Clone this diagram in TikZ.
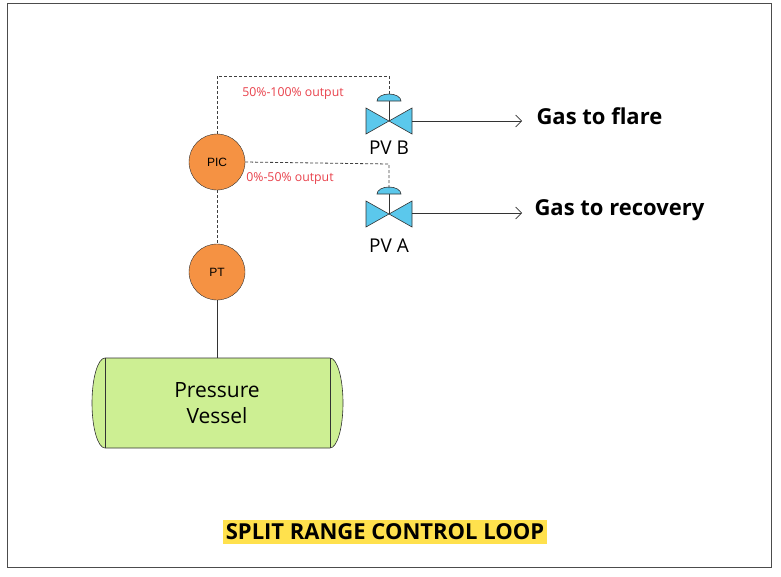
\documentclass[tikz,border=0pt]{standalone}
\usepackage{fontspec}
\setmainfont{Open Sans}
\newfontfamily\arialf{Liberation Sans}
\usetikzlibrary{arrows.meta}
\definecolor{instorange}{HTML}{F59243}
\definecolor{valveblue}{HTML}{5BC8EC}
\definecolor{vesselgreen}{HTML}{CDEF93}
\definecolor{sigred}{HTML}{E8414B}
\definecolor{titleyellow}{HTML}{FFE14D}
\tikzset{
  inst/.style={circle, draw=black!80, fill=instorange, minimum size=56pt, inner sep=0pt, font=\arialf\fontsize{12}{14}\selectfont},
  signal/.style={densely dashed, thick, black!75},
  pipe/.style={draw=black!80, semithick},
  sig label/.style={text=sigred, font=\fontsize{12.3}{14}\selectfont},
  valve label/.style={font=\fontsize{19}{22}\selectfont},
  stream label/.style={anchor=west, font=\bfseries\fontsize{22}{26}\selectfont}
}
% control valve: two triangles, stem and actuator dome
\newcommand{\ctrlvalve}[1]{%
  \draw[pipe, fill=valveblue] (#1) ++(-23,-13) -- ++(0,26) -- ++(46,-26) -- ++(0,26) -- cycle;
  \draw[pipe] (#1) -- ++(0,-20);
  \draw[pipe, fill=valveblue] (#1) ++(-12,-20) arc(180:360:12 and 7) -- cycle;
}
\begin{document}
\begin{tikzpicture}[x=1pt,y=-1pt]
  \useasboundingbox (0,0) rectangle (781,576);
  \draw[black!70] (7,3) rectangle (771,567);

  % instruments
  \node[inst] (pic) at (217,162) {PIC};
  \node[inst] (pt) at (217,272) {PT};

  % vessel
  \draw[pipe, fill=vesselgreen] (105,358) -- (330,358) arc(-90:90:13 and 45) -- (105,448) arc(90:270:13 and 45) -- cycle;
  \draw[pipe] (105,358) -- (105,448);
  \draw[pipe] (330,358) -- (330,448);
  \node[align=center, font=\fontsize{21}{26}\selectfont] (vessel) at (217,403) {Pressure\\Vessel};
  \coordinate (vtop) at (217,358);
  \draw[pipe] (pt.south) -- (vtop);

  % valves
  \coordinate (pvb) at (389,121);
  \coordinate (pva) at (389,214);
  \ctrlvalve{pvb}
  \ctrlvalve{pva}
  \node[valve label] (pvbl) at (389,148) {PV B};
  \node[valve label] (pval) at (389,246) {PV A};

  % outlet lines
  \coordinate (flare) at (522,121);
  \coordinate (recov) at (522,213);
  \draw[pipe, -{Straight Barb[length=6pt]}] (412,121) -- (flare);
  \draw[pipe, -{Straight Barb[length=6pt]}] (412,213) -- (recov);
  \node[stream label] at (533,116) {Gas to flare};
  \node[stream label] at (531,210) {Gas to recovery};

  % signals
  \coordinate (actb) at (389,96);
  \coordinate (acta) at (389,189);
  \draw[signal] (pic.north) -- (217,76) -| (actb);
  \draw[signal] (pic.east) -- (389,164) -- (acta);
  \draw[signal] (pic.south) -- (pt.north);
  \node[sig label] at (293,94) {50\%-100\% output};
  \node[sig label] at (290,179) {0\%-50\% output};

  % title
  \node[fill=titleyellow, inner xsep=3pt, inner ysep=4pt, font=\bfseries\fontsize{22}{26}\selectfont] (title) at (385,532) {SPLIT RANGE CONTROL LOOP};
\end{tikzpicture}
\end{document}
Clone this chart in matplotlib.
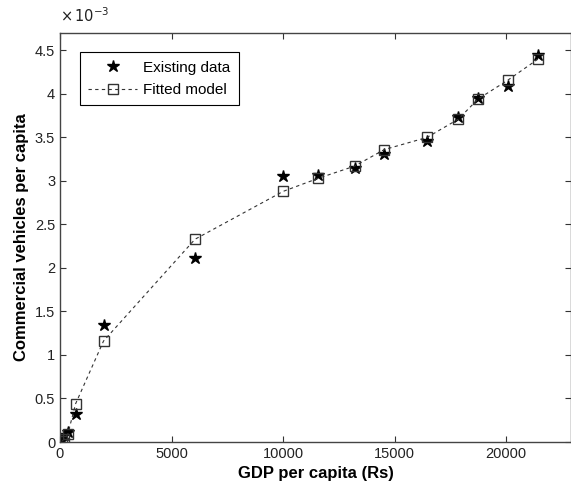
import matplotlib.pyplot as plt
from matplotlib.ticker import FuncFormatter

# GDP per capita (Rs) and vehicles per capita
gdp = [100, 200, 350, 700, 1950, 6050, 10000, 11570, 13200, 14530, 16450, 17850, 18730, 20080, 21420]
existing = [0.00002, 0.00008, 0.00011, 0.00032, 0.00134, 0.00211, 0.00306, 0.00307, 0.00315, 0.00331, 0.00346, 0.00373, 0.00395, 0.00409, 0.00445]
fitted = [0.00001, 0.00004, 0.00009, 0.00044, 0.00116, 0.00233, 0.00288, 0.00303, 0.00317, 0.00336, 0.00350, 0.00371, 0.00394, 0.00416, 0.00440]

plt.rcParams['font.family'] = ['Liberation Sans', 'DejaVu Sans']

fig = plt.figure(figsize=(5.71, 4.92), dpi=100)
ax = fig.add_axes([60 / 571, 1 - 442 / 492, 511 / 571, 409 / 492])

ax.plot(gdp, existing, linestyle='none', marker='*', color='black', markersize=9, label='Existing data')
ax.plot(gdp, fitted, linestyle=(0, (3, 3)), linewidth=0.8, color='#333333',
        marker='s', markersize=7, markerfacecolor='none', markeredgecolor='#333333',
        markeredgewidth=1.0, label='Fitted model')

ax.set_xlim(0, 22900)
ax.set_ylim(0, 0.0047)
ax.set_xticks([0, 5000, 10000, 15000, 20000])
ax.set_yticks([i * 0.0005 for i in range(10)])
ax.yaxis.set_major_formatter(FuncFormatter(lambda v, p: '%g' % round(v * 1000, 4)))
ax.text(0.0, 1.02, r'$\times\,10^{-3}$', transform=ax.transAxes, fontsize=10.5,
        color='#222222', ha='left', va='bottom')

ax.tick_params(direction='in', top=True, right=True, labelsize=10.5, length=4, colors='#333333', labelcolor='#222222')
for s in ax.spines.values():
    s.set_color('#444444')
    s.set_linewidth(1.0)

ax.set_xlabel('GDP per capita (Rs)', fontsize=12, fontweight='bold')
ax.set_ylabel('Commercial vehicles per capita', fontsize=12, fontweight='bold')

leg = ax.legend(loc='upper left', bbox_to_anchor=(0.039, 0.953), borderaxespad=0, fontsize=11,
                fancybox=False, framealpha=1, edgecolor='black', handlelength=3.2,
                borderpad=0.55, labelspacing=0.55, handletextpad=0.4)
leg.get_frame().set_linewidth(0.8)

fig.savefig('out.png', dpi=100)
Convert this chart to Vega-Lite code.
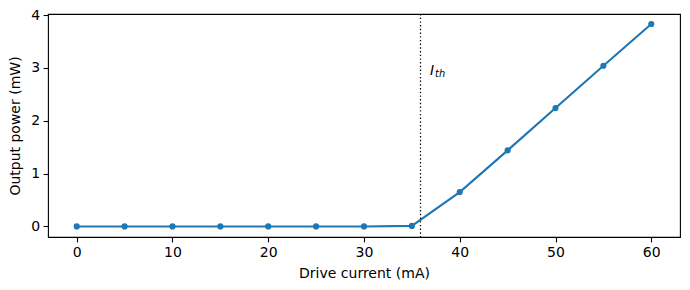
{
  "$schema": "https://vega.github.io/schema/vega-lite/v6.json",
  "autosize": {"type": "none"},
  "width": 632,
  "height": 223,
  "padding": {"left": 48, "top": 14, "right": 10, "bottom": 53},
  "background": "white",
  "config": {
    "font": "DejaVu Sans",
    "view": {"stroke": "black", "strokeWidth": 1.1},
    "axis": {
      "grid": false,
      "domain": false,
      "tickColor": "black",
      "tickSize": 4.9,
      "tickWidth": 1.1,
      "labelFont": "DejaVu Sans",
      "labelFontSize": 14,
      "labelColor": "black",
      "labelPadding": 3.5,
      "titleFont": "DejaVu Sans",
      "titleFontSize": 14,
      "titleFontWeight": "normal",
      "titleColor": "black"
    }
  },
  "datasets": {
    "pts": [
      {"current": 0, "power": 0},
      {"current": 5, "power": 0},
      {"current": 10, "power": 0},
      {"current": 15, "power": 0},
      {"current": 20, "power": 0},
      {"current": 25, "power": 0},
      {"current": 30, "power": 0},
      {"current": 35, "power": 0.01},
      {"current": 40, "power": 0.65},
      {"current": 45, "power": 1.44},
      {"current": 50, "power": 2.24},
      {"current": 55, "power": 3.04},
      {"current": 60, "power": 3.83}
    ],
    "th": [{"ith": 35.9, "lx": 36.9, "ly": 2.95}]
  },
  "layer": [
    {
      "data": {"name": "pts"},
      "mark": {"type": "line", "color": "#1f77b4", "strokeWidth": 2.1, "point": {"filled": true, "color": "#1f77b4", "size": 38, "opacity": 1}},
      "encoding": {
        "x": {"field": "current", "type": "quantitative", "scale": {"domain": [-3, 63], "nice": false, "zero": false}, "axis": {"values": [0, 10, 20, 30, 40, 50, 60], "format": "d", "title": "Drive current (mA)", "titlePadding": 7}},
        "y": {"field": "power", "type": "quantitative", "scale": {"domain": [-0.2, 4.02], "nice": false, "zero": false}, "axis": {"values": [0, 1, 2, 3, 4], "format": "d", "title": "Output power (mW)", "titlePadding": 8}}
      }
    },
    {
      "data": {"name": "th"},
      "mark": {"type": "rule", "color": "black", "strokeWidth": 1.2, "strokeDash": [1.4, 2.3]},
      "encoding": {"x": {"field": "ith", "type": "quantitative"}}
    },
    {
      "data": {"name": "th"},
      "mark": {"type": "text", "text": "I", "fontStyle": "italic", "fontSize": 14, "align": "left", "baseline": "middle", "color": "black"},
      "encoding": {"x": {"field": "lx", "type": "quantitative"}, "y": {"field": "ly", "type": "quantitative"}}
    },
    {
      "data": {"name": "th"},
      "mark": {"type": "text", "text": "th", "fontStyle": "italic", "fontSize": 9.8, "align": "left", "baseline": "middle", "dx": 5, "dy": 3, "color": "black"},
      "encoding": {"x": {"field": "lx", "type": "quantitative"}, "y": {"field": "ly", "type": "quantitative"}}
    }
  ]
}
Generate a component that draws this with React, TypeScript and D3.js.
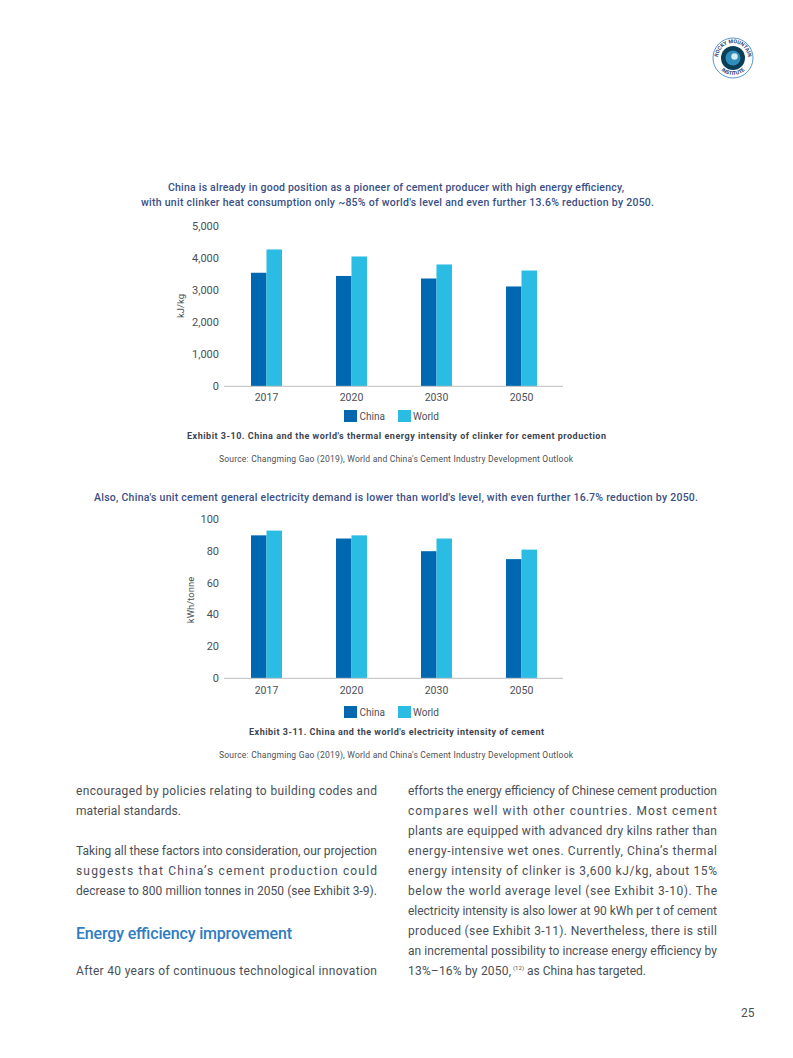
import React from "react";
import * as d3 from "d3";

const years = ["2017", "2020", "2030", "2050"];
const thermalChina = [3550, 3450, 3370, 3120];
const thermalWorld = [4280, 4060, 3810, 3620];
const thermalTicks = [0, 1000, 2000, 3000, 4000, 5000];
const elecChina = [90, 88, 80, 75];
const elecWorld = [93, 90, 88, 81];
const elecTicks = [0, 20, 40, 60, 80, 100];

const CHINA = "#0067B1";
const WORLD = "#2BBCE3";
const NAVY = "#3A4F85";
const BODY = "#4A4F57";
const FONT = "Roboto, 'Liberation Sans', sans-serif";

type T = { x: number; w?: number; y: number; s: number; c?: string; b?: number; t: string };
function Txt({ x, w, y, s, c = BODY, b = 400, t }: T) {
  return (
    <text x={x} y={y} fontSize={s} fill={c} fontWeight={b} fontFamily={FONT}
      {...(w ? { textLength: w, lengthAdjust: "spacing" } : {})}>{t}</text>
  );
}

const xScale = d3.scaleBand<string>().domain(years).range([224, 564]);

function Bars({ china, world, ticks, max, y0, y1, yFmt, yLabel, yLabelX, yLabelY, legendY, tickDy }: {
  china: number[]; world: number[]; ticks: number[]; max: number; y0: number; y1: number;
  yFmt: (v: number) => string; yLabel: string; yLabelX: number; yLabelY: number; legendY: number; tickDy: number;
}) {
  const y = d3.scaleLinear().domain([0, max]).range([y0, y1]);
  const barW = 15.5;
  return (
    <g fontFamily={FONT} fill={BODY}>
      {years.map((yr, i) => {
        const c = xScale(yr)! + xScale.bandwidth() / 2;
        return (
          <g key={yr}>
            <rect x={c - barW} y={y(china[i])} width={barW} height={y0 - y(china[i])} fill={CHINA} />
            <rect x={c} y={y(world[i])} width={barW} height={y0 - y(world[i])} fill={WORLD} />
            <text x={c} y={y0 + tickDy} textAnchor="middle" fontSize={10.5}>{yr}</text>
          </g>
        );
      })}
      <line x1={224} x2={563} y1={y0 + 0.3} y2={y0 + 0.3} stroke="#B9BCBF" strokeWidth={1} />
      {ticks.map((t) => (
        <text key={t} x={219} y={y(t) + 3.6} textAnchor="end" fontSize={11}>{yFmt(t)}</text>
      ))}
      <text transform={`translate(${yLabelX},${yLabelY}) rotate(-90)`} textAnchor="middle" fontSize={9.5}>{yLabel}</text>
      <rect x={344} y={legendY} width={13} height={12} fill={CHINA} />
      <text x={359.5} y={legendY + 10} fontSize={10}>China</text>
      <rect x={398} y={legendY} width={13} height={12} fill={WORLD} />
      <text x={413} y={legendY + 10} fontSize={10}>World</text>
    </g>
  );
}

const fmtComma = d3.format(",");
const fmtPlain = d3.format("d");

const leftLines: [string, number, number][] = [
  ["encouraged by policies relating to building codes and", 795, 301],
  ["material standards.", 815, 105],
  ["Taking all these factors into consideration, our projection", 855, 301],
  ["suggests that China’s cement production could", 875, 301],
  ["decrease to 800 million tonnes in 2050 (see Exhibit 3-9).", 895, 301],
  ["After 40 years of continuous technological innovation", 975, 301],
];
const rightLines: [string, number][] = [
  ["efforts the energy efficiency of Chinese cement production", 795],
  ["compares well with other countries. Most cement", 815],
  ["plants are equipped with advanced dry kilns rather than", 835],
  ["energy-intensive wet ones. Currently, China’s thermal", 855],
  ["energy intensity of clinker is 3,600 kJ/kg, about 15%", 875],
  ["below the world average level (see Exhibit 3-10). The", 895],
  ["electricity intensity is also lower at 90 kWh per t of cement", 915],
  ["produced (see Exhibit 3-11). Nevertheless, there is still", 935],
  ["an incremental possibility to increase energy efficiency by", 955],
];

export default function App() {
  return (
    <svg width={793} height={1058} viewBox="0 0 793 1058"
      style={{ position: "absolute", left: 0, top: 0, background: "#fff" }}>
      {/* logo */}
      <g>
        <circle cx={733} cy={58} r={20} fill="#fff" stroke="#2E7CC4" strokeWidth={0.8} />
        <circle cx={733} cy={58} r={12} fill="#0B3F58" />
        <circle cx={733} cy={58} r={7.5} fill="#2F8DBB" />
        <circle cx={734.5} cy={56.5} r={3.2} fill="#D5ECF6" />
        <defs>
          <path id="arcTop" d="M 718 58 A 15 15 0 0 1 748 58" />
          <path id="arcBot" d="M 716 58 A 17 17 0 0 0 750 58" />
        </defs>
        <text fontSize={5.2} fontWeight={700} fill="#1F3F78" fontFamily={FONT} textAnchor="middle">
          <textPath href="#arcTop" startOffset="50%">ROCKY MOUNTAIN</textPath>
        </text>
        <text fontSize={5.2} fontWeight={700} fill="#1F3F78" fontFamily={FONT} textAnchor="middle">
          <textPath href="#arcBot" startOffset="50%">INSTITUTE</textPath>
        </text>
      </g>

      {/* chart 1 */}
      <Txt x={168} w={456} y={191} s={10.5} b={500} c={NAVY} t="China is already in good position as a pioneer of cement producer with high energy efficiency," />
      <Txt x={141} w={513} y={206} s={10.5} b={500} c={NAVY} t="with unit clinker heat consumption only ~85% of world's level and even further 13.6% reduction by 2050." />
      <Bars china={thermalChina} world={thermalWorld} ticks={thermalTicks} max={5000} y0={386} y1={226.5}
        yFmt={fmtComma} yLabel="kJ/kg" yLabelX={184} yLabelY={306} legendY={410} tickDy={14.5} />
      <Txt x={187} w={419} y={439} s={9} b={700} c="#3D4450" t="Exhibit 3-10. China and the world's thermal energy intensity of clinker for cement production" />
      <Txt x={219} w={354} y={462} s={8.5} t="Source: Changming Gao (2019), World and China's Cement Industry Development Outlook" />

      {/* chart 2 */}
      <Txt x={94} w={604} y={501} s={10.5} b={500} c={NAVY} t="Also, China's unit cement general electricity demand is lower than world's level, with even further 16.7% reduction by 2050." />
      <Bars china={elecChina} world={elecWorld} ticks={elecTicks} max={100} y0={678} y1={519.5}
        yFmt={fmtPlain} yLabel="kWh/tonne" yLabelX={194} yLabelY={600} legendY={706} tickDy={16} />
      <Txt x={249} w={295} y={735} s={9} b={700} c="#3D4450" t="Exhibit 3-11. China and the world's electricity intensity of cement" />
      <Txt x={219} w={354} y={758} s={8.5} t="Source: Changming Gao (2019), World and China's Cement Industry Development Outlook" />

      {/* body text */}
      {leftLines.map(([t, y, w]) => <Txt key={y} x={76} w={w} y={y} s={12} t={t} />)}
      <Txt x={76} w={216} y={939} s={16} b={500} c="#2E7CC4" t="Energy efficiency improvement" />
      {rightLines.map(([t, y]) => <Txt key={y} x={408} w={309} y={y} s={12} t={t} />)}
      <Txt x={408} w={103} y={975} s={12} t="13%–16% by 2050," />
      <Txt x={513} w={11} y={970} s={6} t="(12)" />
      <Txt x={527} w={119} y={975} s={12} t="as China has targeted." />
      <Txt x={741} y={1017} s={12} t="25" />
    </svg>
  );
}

===

In the listing above, find the line containing "Generate a component" and the line containing "xScale = d3.scaleBand<string>().domain(years).range([224, 564]);". Print those two lines and every line between them exactly, with no pictures.

Generate a component that draws this with React, TypeScript and D3.js.
import React from "react";
import * as d3 from "d3";

const years = ["2017", "2020", "2030", "2050"];
const thermalChina = [3550, 3450, 3370, 3120];
const thermalWorld = [4280, 4060, 3810, 3620];
const thermalTicks = [0, 1000, 2000, 3000, 4000, 5000];
const elecChina = [90, 88, 80, 75];
const elecWorld = [93, 90, 88, 81];
const elecTicks = [0, 20, 40, 60, 80, 100];

const CHINA = "#0067B1";
const WORLD = "#2BBCE3";
const NAVY = "#3A4F85";
const BODY = "#4A4F57";
const FONT = "Roboto, 'Liberation Sans', sans-serif";

type T = { x: number; w?: number; y: number; s: number; c?: string; b?: number; t: string };
function Txt({ x, w, y, s, c = BODY, b = 400, t }: T) {
  return (
    <text x={x} y={y} fontSize={s} fill={c} fontWeight={b} fontFamily={FONT}
      {...(w ? { textLength: w, lengthAdjust: "spacing" } : {})}>{t}</text>
  );
}

const xScale = d3.scaleBand<string>().domain(years).range([224, 564]);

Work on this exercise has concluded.